# 9.2 Complexity Awareness

## 9.2 Complexity Awareness

Once we have an algorithm, a natural question follows: how efficient is it. Some methods work quickly for small inputs but become slow when the input grows. Complexity awareness is the habit of thinking about how much time or effort an algorithm needs as the problem size increases.

### Why efficiency matters

Consider the task of finding the largest number in a list. The method from the previous section checks each element once. If the list has 5 numbers, we do 5 comparisons. If it has 1,000 numbers, we do 1,000 comparisons. The work grows in a simple, predictable way.

Now imagine a different method. Suppose we compare every pair of numbers to decide which is larger. For 5 numbers, this already requires many comparisons. For 1,000 numbers, the number of comparisons becomes very large. The method still works, but it becomes impractical.

Two algorithms can give the same correct answer, but one may be much faster than the other.

### Measuring the cost

We often measure the cost of an algorithm by counting how many basic steps it performs. These steps might be comparisons, additions, or other simple operations.

Let $n$ be the size of the input. For a list of numbers, $n$ is the length of the list.

* The “scan once” method uses about $n$ steps
* The “compare all pairs” method uses about $n^2$ steps

When $n$ is small, the difference may not matter. When $n$ is large, the difference is huge.

For example:

* If $n = 10$, then $n = 10$ and $n^2 = 100$
* If $n = 1{,}000$, then $n = 1{,}000$ and $n^2 = 1{,}000{,}000$

The second method grows much faster.

### A simple search example

Suppose you want to find a number in a sorted list, such as

$$
2,\ 5,\ 8,\ 12,\ 20,\ 33.
$$

One method is to check each element from left to right. This may require checking every element.

A better method is to use the structure of the list. Start in the middle. If the target is smaller, look only in the left half. If it is larger, look in the right half. Repeat this process.

Each step cuts the problem roughly in half. This makes the search much faster for large lists.

### Growth, not exact counts

In practice, we care less about exact step counts and more about how the number of steps grows.

An algorithm that takes $2n$ steps and one that takes $3n$ steps behave similarly as $n$ grows. Both grow linearly. An algorithm that takes $n^2$ steps grows much faster.

This idea leads to grouping algorithms by their growth rates, such as linear, quadratic, or logarithmic. These categories help us compare methods without focusing on small details.

### Trade-offs

Sometimes a faster algorithm uses more memory. Sometimes a simpler algorithm is easier to understand but slower. There is often no single best solution in all situations.

For small inputs, a simple method may be good enough.

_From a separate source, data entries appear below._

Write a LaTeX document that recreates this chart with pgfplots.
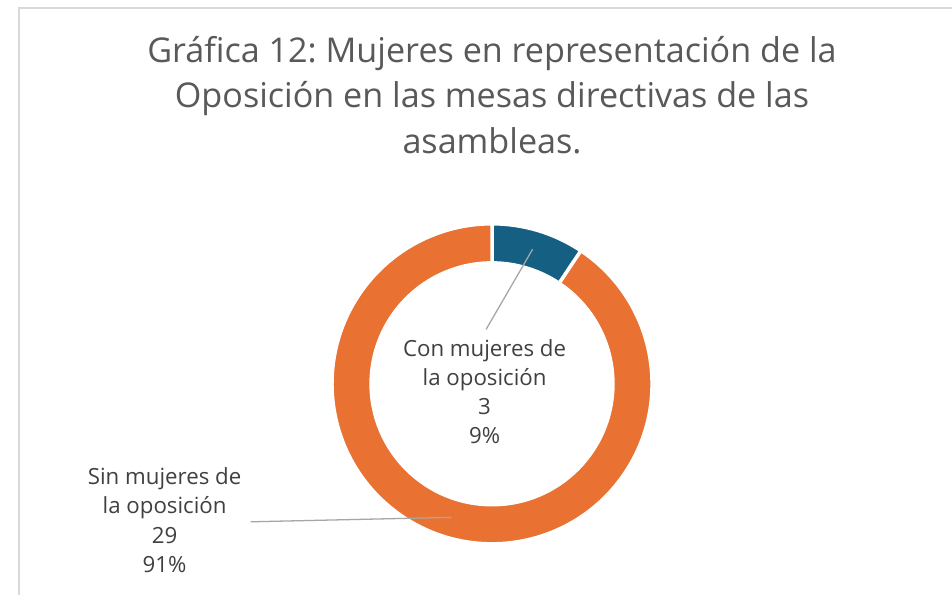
\documentclass[border=0pt]{standalone}
\usepackage{pgfplots}
\pgfplotsset{compat=1.18}
\usepackage{pgfplotstable}
\usepackage{fontspec}
\setmainfont{Open Sans}
\frenchspacing
\definecolor{cOrange}{HTML}{E97132}
\definecolor{cBlue}{HTML}{156082}
\definecolor{cTitle}{HTML}{595959}
\definecolor{cLabel}{HTML}{404040}
\definecolor{cLead}{HTML}{A6A6A6}
\definecolor{cBorder}{HTML}{D9D9D9}
\pgfplotstableread{
label value
Con 3
Sin 29
}\datatable
\begin{document}
\pgfplotstablegetelem{0}{value}\of\datatable \edef\vCon{\pgfplotsretval}
\pgfplotstablegetelem{1}{value}\of\datatable \edef\vSin{\pgfplotsretval}
\pgfmathsetmacro\aCon{360*\vCon/(\vCon+\vSin)}
\pgfmathsetmacro\eCon{90-\aCon}
\begin{tikzpicture}
\begin{axis}[hide axis, scale only axis, width=952pt, height=601pt,
  xmin=0, xmax=952, ymin=0, ymax=601, y dir=reverse, clip=false]
\fill[white] (axis cs:0,0) rectangle (axis cs:952,601);
\coordinate (BL) at (axis cs:0,601);
\coordinate (TR) at (axis cs:952,0);
\draw[cBorder, line width=1.5pt] (axis cs:9,601) -- (axis cs:9,8) -- (axis cs:952,8);
% donut slices (angles from the data)
\filldraw[fill=cBlue, draw=white, line width=3.5pt]
  (axis cs:487,388) ++(90:161.75pt) arc[start angle=90, end angle=\eCon, radius=161.75pt]
  -- ++(\eCon:-39.5pt) arc[start angle=\eCon, end angle=90, radius=122.25pt] -- cycle;
\filldraw[fill=cOrange, draw=white, line width=3.5pt]
  (axis cs:487,388) ++(\eCon:161.75pt) arc[start angle=\eCon, end angle=-270, radius=161.75pt]
  -- ++(-270:-39.5pt) arc[start angle=-270, end angle=\eCon, radius=122.25pt] -- cycle;
% leader lines
\draw[cLead, line width=1.3pt] (axis cs:481,333) -- (axis cs:528,252);
\draw[cLead, line width=1.3pt] (axis cs:243,527.5) -- (axis cs:446,523);
% title
\begin{scope}[every node/.style={anchor=base, inner sep=0pt, text=cTitle, font=\fontsize{34.5}{40}\selectfont}]
\node at (axis cs:487,63) {Gráfica 12: Mujeres en representación de la};
\node at (axis cs:487,109) {Oposición en las mesas directivas de las};
\node at (axis cs:487,155) {asambleas.};
\end{scope}
% data labels
\begin{scope}[every node/.style={anchor=base, inner sep=0pt, text=cLabel, font=\fontsize{22.5}{26}\selectfont}]
\node at (axis cs:479.5,360) {Con mujeres de};
\node at (axis cs:479.5,389.5) {la oposición};
\node at (axis cs:479.5,419) {\vCon};
\node at (axis cs:479.5,448.5) {9\%};
\node at (axis cs:156,490) {Sin mujeres de};
\node at (axis cs:156,519.5) {la oposición};
\node at (axis cs:156,549) {\vSin};
\node at (axis cs:156,578.5) {91\%};
\end{scope}
\end{axis}
\pgfresetboundingbox
\path[use as bounding box] (BL) rectangle (TR);
\end{tikzpicture}
\end{document}
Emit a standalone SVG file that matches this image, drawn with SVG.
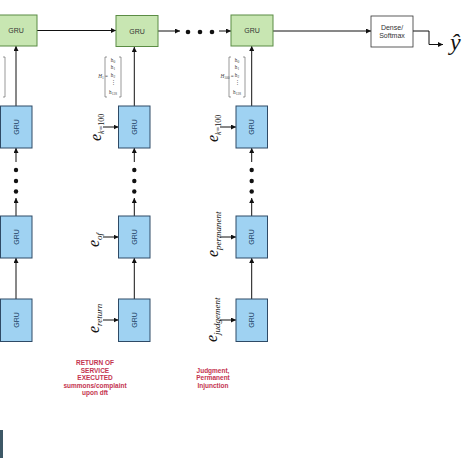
<svg xmlns="http://www.w3.org/2000/svg" width="474" height="474" viewBox="0 0 474 474">
<defs>
<marker id="ah" viewBox="0 0 10 10" refX="10" refY="5" markerWidth="5" markerHeight="5" orient="auto" markerUnits="userSpaceOnUse">
<path d="M0,0 L10,5 L0,10 z" fill="#111"/>
</marker>
</defs>
<style>
.green{fill:#c8e6b2;stroke:#5b8c44;stroke-width:1}
.blue{fill:#9fd2f2;stroke:#2e4a66;stroke-width:1}
.dense{fill:#fff;stroke:#333;stroke-width:0.8}
.lbl{font-family:"Liberation Sans",Arial,sans-serif;font-size:7px;text-anchor:middle}
.glbl{fill:#333}
.blbl{fill:#1d3f63}
.conn{stroke:#111;stroke-width:1;fill:none}
.dot{fill:#111}
.red{font-family:"Liberation Sans",Arial,sans-serif;font-size:6.5px;font-weight:bold;fill:#c4344f;text-anchor:middle}
.emb{font-family:"Liberation Serif","Times New Roman",serif;fill:#111}
.mat{font-family:"Liberation Serif","Times New Roman",serif;font-size:5.2px;fill:#444;text-anchor:middle}
.brk{stroke:#555;stroke-width:0.6;fill:none}
</style>
<rect width="474" height="474" fill="#fff"/>

<g id="connectors">
<line class="conn" x1="37" y1="30.5" x2="116" y2="30.5" marker-end="url(#ah)"/>
<line class="conn" x1="158" y1="31" x2="180" y2="31" marker-end="url(#ah)"/>
<circle class="dot" cx="188" cy="32" r="2.3"/>
<circle class="dot" cx="200" cy="32" r="2.3"/>
<circle class="dot" cx="212" cy="32" r="2.3"/>
<line class="conn" x1="219" y1="31" x2="231" y2="31" marker-end="url(#ah)"/>
<line class="conn" x1="273" y1="31" x2="371" y2="31" marker-end="url(#ah)"/>
<path class="conn" d="M413,31 H429 V44.5 H443" marker-end="url(#ah)"/>

<line class="conn" x1="16" y1="106" x2="16" y2="46" marker-end="url(#ah)"/>
<line class="conn" x1="16" y1="162" x2="16" y2="148" marker-end="url(#ah)"/>
<circle class="dot" cx="16" cy="170" r="2.2"/>
<circle class="dot" cx="16" cy="181" r="2.2"/>
<circle class="dot" cx="16" cy="191.5" r="2.2"/>
<line class="conn" x1="16" y1="216" x2="16" y2="198" marker-end="url(#ah)"/>
<line class="conn" x1="16" y1="299" x2="16" y2="258" marker-end="url(#ah)"/>

<line class="conn" x1="134.3" y1="106" x2="134.3" y2="47" marker-end="url(#ah)"/>
<line class="conn" x1="134.3" y1="162" x2="134.3" y2="148" marker-end="url(#ah)"/>
<circle class="dot" cx="134.3" cy="170" r="2.2"/>
<circle class="dot" cx="134.3" cy="181" r="2.2"/>
<circle class="dot" cx="134.3" cy="191.5" r="2.2"/>
<line class="conn" x1="134.3" y1="216" x2="134.3" y2="198" marker-end="url(#ah)"/>
<line class="conn" x1="134.3" y1="299" x2="134.3" y2="258" marker-end="url(#ah)"/>

<line class="conn" x1="251.7" y1="106" x2="251.7" y2="46" marker-end="url(#ah)"/>
<line class="conn" x1="251.7" y1="162" x2="251.7" y2="148" marker-end="url(#ah)"/>
<circle class="dot" cx="251.7" cy="170" r="2.2"/>
<circle class="dot" cx="251.7" cy="181" r="2.2"/>
<circle class="dot" cx="251.7" cy="191.5" r="2.2"/>
<line class="conn" x1="251.7" y1="216" x2="251.7" y2="198" marker-end="url(#ah)"/>
<line class="conn" x1="251.7" y1="299" x2="251.7" y2="258" marker-end="url(#ah)"/>

<line class="conn" x1="103" y1="127" x2="118.5" y2="127" marker-end="url(#ah)"/>
<line class="conn" x1="103" y1="237" x2="118.5" y2="237" marker-end="url(#ah)"/>
<line class="conn" x1="103" y1="320" x2="118.5" y2="320" marker-end="url(#ah)"/>
<line class="conn" x1="220" y1="127" x2="236" y2="127" marker-end="url(#ah)"/>
<line class="conn" x1="220" y1="237" x2="236" y2="237" marker-end="url(#ah)"/>
<line class="conn" x1="220" y1="320" x2="236" y2="320" marker-end="url(#ah)"/>
</g>

<g id="gru-top-0"><rect class="green" x="-5" y="15" width="42" height="31"/><text class="lbl glbl" x="16" y="33">GRU</text></g>
<g id="gru-top-1"><rect class="green" x="116" y="15.5" width="42" height="31"/><text class="lbl glbl" x="137" y="33.5">GRU</text></g>
<g id="gru-top-2"><rect class="green" x="231" y="15" width="42" height="31"/><text class="lbl glbl" x="252" y="33">GRU</text></g>
<g id="dense"><rect class="dense" x="371" y="16" width="42" height="31"/>
<text class="lbl glbl" x="392" y="29.5" font-size="6.5">Dense/</text>
<text class="lbl glbl" x="392" y="37.5" font-size="6.5">Softmax</text></g>
<g id="yhat"><text class="emb" x="450" y="50" font-size="24" font-style="italic">ŷ</text></g>

<g id="gru-c0-r1"><rect class="blue" x="0.5" y="106" width="31.5" height="42"/><text class="lbl blbl" transform="translate(18.6,127) rotate(-90)">GRU</text></g>
<g id="gru-c0-r2"><rect class="blue" x="0.5" y="216" width="31.5" height="42"/><text class="lbl blbl" transform="translate(18.6,237) rotate(-90)">GRU</text></g>
<g id="gru-c0-r3"><rect class="blue" x="0.5" y="299" width="31.5" height="42.5"/><text class="lbl blbl" transform="translate(18.6,320) rotate(-90)">GRU</text></g>
<g id="gru-c1-r1"><rect class="blue" x="118.5" y="106" width="31.5" height="42"/><text class="lbl blbl" transform="translate(136.8,127) rotate(-90)">GRU</text></g>
<g id="gru-c1-r2"><rect class="blue" x="118.5" y="216" width="31.5" height="42"/><text class="lbl blbl" transform="translate(136.8,237) rotate(-90)">GRU</text></g>
<g id="gru-c1-r3"><rect class="blue" x="118.5" y="299" width="31.5" height="42.5"/><text class="lbl blbl" transform="translate(136.8,320) rotate(-90)">GRU</text></g>
<g id="gru-c2-r1"><rect class="blue" x="236" y="106" width="31.5" height="42"/><text class="lbl blbl" transform="translate(254.3,127) rotate(-90)">GRU</text></g>
<g id="gru-c2-r2"><rect class="blue" x="236" y="216" width="31.5" height="42"/><text class="lbl blbl" transform="translate(254.3,237) rotate(-90)">GRU</text></g>
<g id="gru-c2-r3"><rect class="blue" x="236" y="299" width="31.5" height="42.5"/><text class="lbl blbl" transform="translate(254.3,320) rotate(-90)">GRU</text></g>

<g id="emb-labels">
<text class="emb" transform="translate(101,141) rotate(-90)"><tspan font-size="16" font-style="italic">e</tspan><tspan font-size="8" dy="3"><tspan font-style="italic">k</tspan>=100</tspan></text>
<text class="emb" transform="translate(99,247) rotate(-90)"><tspan font-size="16" font-style="italic">e</tspan><tspan font-size="9" dy="3" font-style="italic">of</tspan></text>
<text class="emb" transform="translate(99,333) rotate(-90)"><tspan font-size="16" font-style="italic">e</tspan><tspan font-size="9" dy="3" font-style="italic">return</tspan></text>
<text class="emb" transform="translate(218,142) rotate(-90)"><tspan font-size="16" font-style="italic">e</tspan><tspan font-size="8" dy="3"><tspan font-style="italic">k</tspan>=100</tspan></text>
<text class="emb" transform="translate(218,257) rotate(-90)"><tspan font-size="16" font-style="italic">e</tspan><tspan font-size="9" dy="3" font-style="italic">permanent</tspan></text>
<text class="emb" transform="translate(217,342) rotate(-90)"><tspan font-size="16" font-style="italic">e</tspan><tspan font-size="9" dy="3" font-style="italic">judgement</tspan></text>
</g>

<g id="matrix-0">
<path class="brk" d="M3,57 H5 V97 H3"/>
</g>
<g id="matrix-1">
<text class="mat" x="103" y="78" text-anchor="end" font-size="5.5"><tspan font-style="italic">H</tspan><tspan font-size="3.5" dy="1">1</tspan><tspan dy="-1"> =</tspan></text>
<path class="brk" d="M107,57 H105 V97 H107 M119,57 H121 V97 H119"/>
<text class="mat" x="113" y="62">h<tspan font-size="3.5" dy="1">0</tspan></text>
<text class="mat" x="113" y="69">h<tspan font-size="3.5" dy="1">1</tspan></text>
<text class="mat" x="113" y="77">h<tspan font-size="3.5" dy="1">2</tspan></text>
<text class="mat" x="113" y="84">⋮</text>
<text class="mat" x="113" y="93.5">h<tspan font-size="3.5" dy="1">128</tspan></text>
</g>
<g id="matrix-2">
<text class="mat" x="227" y="78" text-anchor="end" font-size="5.5"><tspan font-style="italic">H</tspan><tspan font-size="3.5" dy="1">100</tspan><tspan dy="-1"> =</tspan></text>
<path class="brk" d="M231,57 H229 V97 H231 M243,57 H245 V97 H243"/>
<text class="mat" x="237" y="62">h<tspan font-size="3.5" dy="1">0</tspan></text>
<text class="mat" x="237" y="69">h<tspan font-size="3.5" dy="1">1</tspan></text>
<text class="mat" x="237" y="77">h<tspan font-size="3.5" dy="1">2</tspan></text>
<text class="mat" x="237" y="84">⋮</text>
<text class="mat" x="237" y="93.5">h<tspan font-size="3.5" dy="1">128</tspan></text>
</g>

<g id="event-labels">
<text class="red" x="95" y="365">RETURN OF</text>
<text class="red" x="95" y="372.5">SERVICE</text>
<text class="red" x="95" y="380">EXECUTED</text>
<text class="red" x="95" y="387.5">summons/complaint</text>
<text class="red" x="95" y="395">upon dft</text>
<text class="red" x="213" y="372.5">Judgment,</text>
<text class="red" x="213" y="380">Permanent</text>
<text class="red" x="213" y="387.5">Injunction</text>
</g>
<rect x="0" y="430" width="3" height="28" fill="#3d5866"/>
</svg>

For large inputs, efficiency becomes critical.

### A practical habit

When you design or use an algorithm, ask:

How does the work grow as the input grows
Does the method scale to large problems
Is there a simpler or faster approach

Complexity awareness does not require advanced mathematics. It begins with careful observation of how many steps an algorithm performs and how that number changes with input size.